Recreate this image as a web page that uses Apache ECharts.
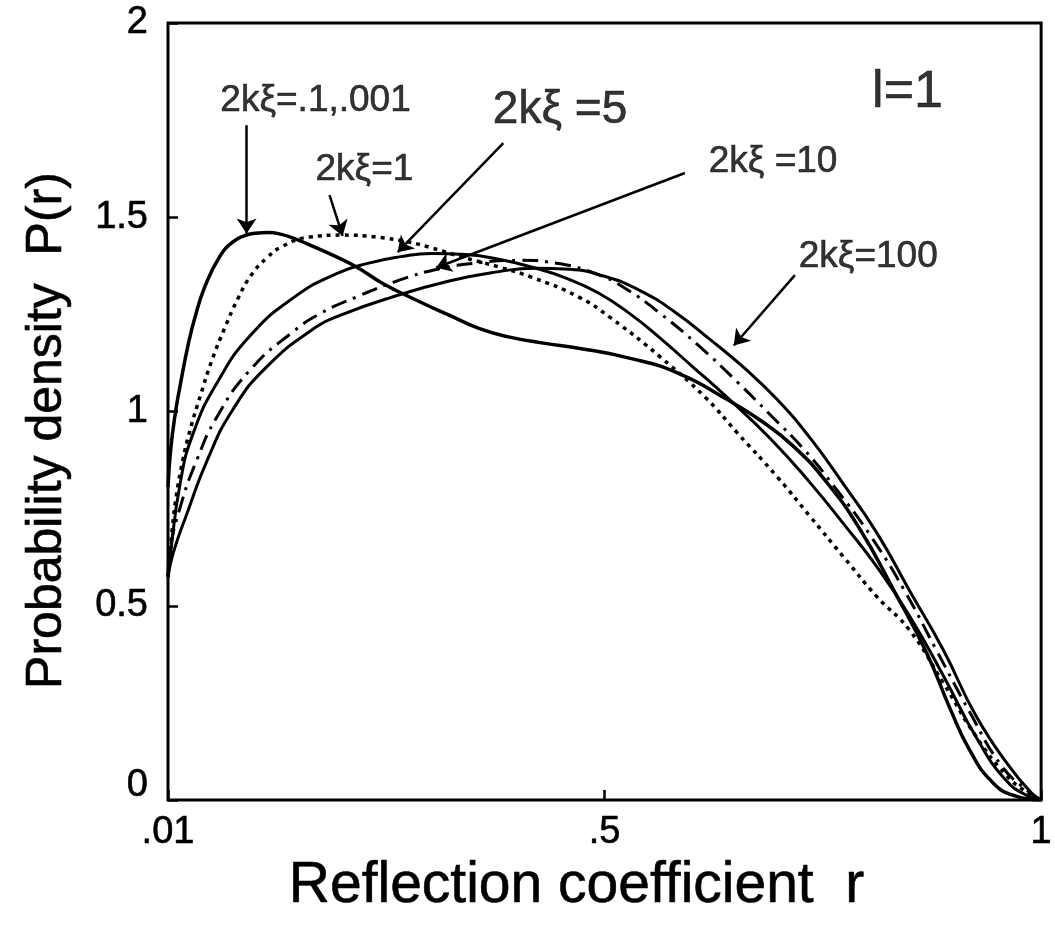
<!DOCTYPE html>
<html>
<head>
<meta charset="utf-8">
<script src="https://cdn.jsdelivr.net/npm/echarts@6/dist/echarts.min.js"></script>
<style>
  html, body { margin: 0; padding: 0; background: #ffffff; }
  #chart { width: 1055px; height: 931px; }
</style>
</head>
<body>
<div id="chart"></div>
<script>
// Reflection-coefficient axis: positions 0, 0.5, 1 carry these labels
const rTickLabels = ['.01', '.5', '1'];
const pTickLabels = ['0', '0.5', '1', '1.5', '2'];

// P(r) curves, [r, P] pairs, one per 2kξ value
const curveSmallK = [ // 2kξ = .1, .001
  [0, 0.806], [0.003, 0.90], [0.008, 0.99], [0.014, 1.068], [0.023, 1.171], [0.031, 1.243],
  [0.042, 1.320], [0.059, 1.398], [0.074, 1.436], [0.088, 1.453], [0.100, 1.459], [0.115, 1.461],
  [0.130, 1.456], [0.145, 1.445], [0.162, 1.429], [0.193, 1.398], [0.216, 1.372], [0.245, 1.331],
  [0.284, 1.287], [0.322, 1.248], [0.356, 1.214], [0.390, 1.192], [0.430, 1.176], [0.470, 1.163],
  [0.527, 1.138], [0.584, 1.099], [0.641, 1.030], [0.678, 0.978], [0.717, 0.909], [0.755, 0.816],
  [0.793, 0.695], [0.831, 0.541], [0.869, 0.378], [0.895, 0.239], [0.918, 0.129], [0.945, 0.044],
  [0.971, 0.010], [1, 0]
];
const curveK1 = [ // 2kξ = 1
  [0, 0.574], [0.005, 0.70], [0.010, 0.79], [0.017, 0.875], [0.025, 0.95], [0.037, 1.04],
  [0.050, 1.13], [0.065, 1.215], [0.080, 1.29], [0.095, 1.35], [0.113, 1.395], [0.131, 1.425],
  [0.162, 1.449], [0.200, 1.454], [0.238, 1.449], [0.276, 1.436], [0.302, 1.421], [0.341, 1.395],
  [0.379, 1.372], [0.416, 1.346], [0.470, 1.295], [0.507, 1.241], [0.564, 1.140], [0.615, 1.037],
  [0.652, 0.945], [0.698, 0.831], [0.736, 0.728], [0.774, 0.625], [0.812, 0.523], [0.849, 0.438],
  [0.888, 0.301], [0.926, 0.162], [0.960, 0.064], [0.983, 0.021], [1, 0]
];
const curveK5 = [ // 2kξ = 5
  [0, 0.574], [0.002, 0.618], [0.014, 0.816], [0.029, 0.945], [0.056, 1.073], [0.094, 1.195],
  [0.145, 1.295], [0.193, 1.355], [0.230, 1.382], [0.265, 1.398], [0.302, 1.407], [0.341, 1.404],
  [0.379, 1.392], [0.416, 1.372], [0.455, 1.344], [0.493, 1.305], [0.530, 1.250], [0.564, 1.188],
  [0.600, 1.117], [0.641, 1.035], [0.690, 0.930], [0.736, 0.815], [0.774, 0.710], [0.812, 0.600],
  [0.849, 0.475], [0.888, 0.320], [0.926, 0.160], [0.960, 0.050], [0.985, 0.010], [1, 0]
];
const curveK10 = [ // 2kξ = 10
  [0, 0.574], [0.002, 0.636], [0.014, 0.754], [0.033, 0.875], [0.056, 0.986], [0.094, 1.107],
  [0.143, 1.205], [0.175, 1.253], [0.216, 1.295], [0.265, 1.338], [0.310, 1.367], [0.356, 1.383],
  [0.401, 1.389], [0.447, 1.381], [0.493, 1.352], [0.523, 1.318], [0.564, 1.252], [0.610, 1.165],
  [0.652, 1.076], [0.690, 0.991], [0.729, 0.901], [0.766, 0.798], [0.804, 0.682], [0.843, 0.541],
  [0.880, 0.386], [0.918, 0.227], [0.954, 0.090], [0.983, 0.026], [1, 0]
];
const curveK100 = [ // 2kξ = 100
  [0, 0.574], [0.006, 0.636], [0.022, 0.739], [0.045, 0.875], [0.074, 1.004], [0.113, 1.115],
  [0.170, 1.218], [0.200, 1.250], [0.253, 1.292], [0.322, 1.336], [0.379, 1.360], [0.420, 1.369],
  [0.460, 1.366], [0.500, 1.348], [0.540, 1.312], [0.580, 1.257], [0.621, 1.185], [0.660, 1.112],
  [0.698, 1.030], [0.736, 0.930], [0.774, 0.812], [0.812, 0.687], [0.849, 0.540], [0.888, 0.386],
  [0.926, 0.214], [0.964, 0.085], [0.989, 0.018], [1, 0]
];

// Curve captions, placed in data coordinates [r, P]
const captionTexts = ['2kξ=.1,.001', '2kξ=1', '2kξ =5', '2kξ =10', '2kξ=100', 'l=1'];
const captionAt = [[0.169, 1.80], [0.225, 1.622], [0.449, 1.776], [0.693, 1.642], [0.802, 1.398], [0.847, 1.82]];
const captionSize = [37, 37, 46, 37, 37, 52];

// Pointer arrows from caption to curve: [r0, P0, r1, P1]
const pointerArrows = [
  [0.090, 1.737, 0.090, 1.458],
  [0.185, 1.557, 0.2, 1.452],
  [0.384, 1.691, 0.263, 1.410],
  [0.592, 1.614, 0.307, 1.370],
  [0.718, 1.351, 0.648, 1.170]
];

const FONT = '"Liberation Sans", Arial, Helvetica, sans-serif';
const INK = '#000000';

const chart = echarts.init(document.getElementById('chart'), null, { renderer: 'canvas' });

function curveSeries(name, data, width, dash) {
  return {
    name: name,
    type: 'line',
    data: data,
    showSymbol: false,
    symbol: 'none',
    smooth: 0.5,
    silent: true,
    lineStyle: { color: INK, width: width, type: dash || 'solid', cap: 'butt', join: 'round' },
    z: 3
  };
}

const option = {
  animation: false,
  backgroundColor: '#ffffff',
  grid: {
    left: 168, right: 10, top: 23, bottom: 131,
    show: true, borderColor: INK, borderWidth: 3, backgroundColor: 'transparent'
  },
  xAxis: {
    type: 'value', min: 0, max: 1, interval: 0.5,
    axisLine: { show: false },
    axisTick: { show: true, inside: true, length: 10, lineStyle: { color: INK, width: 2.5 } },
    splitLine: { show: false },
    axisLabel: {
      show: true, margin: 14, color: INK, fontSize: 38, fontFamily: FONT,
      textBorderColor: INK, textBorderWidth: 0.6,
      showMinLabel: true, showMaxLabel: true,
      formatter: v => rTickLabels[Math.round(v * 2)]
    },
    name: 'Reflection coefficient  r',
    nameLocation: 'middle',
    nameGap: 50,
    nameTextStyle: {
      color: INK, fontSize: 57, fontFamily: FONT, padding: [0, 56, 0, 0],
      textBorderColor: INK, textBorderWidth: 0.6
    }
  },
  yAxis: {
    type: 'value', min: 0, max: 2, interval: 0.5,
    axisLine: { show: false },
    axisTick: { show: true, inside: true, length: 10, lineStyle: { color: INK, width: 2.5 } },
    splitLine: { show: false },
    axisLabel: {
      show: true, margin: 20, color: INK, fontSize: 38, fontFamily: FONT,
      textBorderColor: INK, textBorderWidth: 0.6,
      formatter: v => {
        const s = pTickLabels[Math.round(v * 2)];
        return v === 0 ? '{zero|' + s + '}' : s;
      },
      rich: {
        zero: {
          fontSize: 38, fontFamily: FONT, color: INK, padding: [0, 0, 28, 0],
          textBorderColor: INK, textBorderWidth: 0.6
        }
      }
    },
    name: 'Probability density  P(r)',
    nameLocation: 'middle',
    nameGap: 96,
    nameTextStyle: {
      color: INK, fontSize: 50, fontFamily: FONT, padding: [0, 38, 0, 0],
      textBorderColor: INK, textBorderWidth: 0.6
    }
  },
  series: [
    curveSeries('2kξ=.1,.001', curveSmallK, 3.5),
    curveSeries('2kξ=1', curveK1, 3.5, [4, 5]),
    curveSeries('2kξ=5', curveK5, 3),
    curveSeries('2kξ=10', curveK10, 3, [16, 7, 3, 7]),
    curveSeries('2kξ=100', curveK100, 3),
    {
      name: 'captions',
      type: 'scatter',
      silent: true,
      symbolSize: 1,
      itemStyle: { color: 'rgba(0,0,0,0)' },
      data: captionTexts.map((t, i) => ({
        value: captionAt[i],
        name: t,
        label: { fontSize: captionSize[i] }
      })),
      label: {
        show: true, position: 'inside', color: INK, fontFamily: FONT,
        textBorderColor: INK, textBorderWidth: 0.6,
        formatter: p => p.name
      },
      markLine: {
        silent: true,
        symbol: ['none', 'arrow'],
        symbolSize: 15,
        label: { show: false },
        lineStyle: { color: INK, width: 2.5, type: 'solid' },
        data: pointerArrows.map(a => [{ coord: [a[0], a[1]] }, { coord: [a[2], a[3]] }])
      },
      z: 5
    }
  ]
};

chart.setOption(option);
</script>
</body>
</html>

-*-

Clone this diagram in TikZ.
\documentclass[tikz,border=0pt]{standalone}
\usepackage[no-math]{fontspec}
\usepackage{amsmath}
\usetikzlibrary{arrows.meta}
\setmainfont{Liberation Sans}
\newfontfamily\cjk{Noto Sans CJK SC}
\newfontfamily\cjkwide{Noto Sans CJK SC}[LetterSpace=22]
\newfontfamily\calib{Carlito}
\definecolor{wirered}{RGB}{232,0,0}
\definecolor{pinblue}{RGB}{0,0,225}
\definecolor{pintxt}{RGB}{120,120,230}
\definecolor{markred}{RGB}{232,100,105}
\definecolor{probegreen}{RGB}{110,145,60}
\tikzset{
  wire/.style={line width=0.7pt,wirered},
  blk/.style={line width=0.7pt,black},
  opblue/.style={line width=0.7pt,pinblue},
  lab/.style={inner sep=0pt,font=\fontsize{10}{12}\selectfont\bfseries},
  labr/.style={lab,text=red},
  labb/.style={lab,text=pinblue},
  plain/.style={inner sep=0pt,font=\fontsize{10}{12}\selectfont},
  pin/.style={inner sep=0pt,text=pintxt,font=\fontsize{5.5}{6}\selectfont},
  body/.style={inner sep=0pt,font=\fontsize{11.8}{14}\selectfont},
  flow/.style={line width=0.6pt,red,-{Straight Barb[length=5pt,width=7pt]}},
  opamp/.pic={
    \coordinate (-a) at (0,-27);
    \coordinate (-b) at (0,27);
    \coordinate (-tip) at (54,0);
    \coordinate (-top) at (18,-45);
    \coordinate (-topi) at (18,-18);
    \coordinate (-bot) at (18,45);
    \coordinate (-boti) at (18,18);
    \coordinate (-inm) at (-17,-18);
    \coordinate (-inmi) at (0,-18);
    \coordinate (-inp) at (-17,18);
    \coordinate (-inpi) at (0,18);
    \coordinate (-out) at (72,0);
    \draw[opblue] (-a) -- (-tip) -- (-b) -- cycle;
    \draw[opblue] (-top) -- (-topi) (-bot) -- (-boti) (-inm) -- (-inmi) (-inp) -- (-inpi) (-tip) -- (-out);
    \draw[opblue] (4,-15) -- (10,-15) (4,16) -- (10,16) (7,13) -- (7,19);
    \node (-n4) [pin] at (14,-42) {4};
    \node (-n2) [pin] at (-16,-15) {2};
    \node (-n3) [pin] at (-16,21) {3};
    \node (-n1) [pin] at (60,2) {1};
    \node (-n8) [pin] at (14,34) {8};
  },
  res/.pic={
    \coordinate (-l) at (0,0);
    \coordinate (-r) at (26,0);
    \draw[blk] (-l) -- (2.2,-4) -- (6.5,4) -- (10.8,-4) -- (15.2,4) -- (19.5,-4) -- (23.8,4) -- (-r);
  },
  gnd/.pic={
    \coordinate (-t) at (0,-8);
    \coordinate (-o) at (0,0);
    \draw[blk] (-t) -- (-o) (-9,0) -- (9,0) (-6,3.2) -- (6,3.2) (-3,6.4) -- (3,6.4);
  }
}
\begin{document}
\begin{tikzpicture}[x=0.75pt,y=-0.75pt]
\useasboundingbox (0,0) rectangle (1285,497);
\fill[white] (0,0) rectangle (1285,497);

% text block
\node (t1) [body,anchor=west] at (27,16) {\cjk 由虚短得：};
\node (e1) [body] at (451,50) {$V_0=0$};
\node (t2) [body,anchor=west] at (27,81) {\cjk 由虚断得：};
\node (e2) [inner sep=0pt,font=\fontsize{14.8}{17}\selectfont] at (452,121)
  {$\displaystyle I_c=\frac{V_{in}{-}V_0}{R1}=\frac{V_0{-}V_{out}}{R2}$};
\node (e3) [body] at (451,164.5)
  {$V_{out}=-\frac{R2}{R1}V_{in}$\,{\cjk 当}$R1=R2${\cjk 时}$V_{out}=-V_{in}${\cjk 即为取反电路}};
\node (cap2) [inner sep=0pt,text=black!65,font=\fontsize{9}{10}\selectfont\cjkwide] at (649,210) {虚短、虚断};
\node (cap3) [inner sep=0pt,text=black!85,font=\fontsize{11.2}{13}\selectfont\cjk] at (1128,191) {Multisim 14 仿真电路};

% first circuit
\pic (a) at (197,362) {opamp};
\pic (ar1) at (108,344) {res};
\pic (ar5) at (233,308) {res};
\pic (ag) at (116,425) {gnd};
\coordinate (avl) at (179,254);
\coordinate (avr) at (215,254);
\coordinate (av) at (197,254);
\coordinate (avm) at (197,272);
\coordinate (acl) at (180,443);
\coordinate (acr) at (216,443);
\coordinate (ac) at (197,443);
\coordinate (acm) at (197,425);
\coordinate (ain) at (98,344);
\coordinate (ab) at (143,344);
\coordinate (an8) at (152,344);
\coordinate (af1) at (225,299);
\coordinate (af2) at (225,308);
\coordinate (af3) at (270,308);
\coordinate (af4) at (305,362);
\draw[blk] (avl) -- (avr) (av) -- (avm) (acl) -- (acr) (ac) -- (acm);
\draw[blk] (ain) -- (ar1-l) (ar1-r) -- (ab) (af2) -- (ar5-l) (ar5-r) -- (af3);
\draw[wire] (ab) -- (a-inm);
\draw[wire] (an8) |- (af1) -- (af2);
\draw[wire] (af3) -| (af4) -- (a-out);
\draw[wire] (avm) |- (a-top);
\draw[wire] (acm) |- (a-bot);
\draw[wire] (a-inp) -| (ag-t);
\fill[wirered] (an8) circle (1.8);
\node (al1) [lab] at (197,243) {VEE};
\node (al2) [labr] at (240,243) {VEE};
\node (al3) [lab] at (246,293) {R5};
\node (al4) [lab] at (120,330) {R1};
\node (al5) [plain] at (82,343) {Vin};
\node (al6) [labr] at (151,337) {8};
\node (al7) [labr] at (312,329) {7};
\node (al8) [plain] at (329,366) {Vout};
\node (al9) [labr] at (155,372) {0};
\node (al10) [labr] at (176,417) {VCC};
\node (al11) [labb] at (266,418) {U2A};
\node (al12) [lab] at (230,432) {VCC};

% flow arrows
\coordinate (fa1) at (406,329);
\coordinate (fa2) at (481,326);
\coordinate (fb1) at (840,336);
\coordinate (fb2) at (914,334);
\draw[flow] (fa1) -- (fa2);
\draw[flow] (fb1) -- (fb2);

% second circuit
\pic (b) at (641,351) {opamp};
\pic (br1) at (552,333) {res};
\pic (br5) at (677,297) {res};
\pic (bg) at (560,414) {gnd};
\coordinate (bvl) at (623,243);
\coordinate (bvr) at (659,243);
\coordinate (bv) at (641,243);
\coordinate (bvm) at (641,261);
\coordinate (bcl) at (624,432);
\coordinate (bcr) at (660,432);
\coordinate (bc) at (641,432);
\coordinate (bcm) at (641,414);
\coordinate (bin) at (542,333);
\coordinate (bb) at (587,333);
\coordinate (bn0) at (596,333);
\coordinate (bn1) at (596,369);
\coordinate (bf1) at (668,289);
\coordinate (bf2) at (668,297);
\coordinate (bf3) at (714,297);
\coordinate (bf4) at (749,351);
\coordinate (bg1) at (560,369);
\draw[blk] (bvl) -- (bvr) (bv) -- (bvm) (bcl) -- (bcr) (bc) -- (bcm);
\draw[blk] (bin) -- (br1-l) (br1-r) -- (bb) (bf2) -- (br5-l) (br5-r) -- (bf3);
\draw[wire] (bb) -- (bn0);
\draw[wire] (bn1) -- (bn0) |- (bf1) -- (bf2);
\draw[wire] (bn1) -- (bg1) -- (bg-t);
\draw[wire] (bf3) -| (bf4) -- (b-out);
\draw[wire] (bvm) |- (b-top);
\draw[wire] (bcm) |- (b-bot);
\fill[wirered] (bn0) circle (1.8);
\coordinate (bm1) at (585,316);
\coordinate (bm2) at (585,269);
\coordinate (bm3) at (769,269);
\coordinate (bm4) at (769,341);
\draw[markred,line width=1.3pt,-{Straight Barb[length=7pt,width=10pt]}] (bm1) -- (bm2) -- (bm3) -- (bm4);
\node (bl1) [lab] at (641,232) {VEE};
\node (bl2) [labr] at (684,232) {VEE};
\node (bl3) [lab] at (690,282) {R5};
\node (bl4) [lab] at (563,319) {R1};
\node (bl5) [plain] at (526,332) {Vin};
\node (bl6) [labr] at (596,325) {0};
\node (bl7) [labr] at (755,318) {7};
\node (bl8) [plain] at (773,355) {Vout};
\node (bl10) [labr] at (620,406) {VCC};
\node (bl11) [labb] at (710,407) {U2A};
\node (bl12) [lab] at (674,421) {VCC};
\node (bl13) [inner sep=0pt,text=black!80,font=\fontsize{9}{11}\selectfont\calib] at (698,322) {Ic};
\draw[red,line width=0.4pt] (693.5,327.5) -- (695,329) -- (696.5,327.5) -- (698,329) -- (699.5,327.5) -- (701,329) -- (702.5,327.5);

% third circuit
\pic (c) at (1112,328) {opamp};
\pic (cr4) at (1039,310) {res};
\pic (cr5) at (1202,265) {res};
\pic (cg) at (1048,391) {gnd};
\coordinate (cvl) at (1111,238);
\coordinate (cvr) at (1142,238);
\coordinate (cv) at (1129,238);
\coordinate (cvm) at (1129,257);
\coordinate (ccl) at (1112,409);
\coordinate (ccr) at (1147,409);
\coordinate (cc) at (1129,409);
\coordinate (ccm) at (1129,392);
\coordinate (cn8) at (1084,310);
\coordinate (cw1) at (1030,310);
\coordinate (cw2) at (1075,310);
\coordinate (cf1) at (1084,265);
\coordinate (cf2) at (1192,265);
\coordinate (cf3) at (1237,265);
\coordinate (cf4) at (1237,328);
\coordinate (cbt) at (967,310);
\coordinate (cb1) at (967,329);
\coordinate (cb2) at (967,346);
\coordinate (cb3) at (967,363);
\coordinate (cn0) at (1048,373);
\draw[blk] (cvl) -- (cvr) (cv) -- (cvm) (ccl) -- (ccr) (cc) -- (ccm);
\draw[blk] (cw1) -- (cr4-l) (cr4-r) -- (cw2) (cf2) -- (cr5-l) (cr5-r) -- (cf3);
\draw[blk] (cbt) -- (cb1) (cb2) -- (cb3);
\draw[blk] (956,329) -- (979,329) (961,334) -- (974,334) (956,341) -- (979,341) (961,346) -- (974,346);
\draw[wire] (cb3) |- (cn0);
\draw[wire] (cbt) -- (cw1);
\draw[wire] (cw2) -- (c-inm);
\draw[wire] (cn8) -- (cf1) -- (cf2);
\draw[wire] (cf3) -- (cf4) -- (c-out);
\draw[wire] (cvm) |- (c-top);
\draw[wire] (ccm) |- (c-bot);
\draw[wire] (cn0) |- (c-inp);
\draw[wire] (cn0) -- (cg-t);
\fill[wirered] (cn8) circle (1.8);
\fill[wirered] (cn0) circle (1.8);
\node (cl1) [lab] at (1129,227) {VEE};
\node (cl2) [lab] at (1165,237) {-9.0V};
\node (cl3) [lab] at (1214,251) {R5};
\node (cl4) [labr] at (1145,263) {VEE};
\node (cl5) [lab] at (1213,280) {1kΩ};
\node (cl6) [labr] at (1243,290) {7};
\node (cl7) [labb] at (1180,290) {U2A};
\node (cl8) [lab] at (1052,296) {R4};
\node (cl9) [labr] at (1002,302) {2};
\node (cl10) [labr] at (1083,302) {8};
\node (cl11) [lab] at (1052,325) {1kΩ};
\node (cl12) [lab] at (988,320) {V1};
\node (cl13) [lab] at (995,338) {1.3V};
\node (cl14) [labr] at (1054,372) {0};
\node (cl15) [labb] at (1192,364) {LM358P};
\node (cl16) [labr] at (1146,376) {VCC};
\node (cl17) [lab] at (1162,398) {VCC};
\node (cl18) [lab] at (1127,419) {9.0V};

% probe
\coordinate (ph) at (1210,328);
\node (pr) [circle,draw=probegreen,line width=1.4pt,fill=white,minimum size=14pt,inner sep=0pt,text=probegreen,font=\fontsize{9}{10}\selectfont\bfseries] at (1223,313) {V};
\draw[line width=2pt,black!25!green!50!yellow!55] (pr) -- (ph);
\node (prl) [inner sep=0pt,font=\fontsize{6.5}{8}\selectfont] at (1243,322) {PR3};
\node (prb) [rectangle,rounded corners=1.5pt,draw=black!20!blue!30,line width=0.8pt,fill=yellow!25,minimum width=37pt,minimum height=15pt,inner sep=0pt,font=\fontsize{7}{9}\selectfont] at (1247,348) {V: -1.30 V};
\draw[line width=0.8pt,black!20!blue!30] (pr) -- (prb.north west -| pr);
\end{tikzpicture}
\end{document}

-*-

#### Written task
Leaving out the pictures, extract the stretch from the line holding "Recreate this image" through the line holding "const pTickLabels = ['0', '0.5', '1', '1.5', '2'];", word for word.

#### Problem solution
Recreate this image as a web page that uses Apache ECharts.
<!DOCTYPE html>
<html>
<head>
<meta charset="utf-8">
<script src="https://cdn.jsdelivr.net/npm/echarts@6/dist/echarts.min.js"></script>
<style>
  html, body { margin: 0; padding: 0; background: #ffffff; }
  #chart { width: 1055px; height: 931px; }
</style>
</head>
<body>
<div id="chart"></div>
<script>
// Reflection-coefficient axis: positions 0, 0.5, 1 carry these labels
const rTickLabels = ['.01', '.5', '1'];
const pTickLabels = ['0', '0.5', '1', '1.5', '2'];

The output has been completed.